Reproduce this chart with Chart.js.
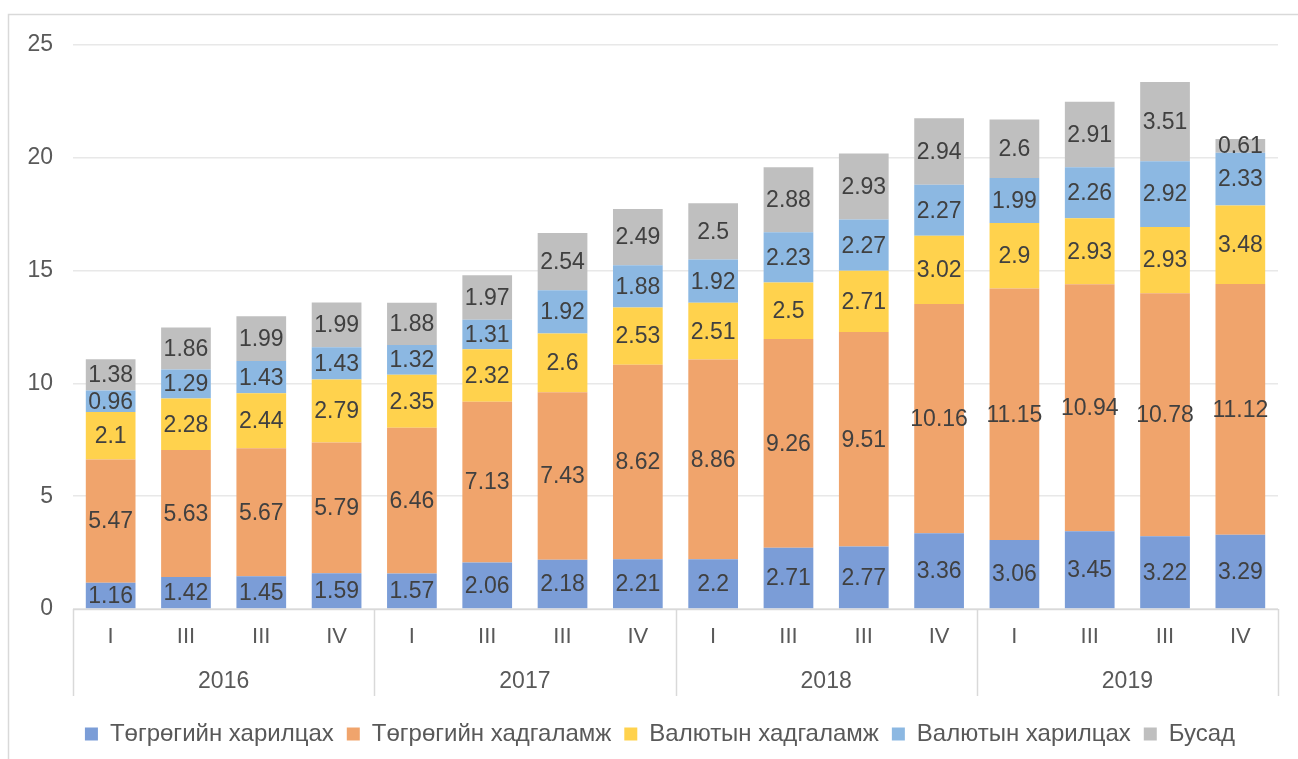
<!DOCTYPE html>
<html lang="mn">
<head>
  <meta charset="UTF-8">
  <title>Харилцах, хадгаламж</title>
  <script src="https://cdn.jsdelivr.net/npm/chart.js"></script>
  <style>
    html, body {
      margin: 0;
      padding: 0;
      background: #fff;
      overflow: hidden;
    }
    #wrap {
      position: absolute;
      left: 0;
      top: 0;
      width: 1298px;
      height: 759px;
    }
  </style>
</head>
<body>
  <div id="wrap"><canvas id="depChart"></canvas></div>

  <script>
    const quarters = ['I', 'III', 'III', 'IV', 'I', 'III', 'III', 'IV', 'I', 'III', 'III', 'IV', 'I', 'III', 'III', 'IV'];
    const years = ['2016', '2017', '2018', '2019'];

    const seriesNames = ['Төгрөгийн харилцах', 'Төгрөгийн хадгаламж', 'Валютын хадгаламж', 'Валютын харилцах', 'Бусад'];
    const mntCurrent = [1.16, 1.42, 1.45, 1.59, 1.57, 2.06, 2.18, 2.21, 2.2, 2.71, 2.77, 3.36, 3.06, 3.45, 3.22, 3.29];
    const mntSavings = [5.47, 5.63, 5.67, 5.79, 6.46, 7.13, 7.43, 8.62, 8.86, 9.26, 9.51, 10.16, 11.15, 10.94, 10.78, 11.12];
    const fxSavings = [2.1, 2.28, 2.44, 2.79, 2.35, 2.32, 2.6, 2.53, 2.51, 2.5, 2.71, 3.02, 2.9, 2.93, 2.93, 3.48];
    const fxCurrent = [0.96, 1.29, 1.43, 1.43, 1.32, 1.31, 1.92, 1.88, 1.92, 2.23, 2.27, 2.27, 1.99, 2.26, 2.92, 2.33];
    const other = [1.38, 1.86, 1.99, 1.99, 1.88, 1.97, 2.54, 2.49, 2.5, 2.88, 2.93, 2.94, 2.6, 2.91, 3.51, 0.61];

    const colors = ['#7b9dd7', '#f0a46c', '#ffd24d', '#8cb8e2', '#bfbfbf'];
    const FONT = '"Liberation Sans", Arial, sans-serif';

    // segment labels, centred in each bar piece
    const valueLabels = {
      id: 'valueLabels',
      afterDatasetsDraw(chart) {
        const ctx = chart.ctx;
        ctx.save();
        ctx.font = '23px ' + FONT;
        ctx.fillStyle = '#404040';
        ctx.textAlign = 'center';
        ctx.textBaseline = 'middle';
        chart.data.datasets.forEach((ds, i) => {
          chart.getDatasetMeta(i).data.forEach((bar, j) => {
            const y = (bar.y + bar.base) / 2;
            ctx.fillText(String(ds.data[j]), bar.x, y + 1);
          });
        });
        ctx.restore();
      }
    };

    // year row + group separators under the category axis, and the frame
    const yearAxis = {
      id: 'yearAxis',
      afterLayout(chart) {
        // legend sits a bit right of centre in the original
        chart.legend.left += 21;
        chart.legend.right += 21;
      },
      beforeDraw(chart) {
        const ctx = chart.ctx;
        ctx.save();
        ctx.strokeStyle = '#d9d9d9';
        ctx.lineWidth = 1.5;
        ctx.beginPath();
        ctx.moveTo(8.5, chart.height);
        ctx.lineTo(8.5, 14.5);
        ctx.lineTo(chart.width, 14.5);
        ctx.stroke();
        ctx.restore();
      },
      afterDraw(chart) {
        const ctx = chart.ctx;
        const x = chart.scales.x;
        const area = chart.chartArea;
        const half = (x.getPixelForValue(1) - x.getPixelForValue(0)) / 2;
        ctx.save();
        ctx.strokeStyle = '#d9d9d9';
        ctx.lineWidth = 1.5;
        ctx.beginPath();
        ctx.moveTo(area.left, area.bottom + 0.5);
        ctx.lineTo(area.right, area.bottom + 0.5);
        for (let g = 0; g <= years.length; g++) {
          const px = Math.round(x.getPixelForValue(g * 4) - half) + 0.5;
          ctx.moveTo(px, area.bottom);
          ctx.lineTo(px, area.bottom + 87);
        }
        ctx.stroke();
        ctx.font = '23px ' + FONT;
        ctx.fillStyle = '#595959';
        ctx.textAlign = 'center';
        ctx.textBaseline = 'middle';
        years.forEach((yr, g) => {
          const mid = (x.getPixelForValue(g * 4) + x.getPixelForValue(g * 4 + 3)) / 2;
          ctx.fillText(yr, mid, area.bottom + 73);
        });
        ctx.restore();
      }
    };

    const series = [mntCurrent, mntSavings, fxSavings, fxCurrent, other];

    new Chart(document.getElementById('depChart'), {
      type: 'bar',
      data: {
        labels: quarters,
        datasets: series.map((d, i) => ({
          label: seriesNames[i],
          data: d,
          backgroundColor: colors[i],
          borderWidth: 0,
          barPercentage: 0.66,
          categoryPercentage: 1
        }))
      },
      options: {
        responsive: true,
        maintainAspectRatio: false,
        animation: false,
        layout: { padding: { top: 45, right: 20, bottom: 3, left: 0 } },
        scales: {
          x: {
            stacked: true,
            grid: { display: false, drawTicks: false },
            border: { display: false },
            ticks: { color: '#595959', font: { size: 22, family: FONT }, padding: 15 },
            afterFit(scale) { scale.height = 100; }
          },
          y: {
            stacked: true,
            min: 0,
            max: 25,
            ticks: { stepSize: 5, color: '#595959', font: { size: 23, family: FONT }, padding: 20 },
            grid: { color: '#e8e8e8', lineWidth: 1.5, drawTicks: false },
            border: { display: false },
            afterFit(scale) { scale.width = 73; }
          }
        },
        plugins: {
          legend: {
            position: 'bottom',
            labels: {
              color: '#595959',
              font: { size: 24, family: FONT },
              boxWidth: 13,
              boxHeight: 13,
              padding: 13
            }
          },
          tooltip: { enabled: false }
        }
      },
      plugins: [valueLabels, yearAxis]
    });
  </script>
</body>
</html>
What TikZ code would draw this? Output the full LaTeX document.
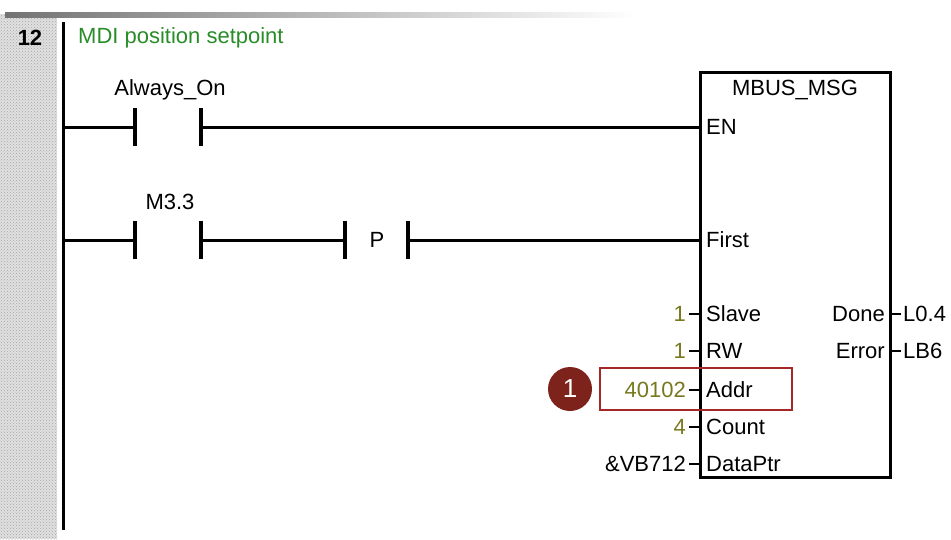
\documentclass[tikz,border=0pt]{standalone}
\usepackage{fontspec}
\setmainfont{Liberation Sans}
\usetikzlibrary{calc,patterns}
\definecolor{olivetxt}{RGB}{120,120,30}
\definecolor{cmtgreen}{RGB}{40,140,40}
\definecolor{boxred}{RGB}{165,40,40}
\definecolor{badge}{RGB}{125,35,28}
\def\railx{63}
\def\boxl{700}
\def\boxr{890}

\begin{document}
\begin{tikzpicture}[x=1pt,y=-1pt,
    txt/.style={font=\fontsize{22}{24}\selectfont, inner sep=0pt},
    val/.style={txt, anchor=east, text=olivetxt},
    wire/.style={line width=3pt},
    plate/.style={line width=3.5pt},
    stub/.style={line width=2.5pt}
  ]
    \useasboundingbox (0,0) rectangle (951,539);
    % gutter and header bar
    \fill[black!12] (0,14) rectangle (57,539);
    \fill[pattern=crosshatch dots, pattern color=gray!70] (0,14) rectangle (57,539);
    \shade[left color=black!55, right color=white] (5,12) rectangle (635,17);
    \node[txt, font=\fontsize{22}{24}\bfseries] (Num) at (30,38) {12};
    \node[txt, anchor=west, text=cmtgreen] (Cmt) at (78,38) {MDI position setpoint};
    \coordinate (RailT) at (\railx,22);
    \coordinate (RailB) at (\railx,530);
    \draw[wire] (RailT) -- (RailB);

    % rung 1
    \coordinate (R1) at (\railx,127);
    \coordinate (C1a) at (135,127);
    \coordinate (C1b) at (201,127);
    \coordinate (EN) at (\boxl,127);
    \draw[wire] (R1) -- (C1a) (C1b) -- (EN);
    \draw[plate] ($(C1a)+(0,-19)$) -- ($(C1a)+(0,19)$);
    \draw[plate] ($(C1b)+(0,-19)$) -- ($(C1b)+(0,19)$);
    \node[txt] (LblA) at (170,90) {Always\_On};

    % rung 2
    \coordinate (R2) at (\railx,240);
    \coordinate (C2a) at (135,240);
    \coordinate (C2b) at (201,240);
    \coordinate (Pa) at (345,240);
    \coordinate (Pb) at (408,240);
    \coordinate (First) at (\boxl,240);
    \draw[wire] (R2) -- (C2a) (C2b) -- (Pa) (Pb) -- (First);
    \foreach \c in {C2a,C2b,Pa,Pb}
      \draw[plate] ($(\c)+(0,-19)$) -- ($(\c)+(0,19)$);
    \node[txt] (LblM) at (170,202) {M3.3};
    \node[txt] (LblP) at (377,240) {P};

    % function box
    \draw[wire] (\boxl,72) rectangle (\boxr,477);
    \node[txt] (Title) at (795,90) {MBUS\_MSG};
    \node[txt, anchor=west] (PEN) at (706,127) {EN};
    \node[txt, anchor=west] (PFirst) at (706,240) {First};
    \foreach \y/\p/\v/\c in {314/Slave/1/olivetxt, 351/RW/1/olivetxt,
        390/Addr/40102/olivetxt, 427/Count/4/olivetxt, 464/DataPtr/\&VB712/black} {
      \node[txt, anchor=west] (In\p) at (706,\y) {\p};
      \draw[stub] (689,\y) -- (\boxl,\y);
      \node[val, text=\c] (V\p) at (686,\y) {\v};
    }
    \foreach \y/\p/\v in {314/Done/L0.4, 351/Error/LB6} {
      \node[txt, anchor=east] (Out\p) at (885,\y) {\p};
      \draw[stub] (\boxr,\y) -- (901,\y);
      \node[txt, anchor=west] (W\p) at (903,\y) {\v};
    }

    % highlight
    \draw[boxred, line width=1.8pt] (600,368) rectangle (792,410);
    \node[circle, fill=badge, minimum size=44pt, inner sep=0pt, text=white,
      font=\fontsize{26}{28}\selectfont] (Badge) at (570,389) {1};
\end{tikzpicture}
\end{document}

(Work to do): Up to and including the line containing "const years = ['2016', '2017', '2018', '2019'];", quote each line of the entries above from the very first, please, exactly and without images.

(Result for this exercise):
Reproduce this chart with Chart.js.
<!DOCTYPE html>
<html lang="mn">
<head>
  <meta charset="UTF-8">
  <title>Харилцах, хадгаламж</title>
  <script src="https://cdn.jsdelivr.net/npm/chart.js"></script>
  <style>
    html, body {
      margin: 0;
      padding: 0;
      background: #fff;
      overflow: hidden;
    }
    #wrap {
      position: absolute;
      left: 0;
      top: 0;
      width: 1298px;
      height: 759px;
    }
  </style>
</head>
<body>
  <div id="wrap"><canvas id="depChart"></canvas></div>

  <script>
    const quarters = ['I', 'III', 'III', 'IV', 'I', 'III', 'III', 'IV', 'I', 'III', 'III', 'IV', 'I', 'III', 'III', 'IV'];
    const years = ['2016', '2017', '2018', '2019'];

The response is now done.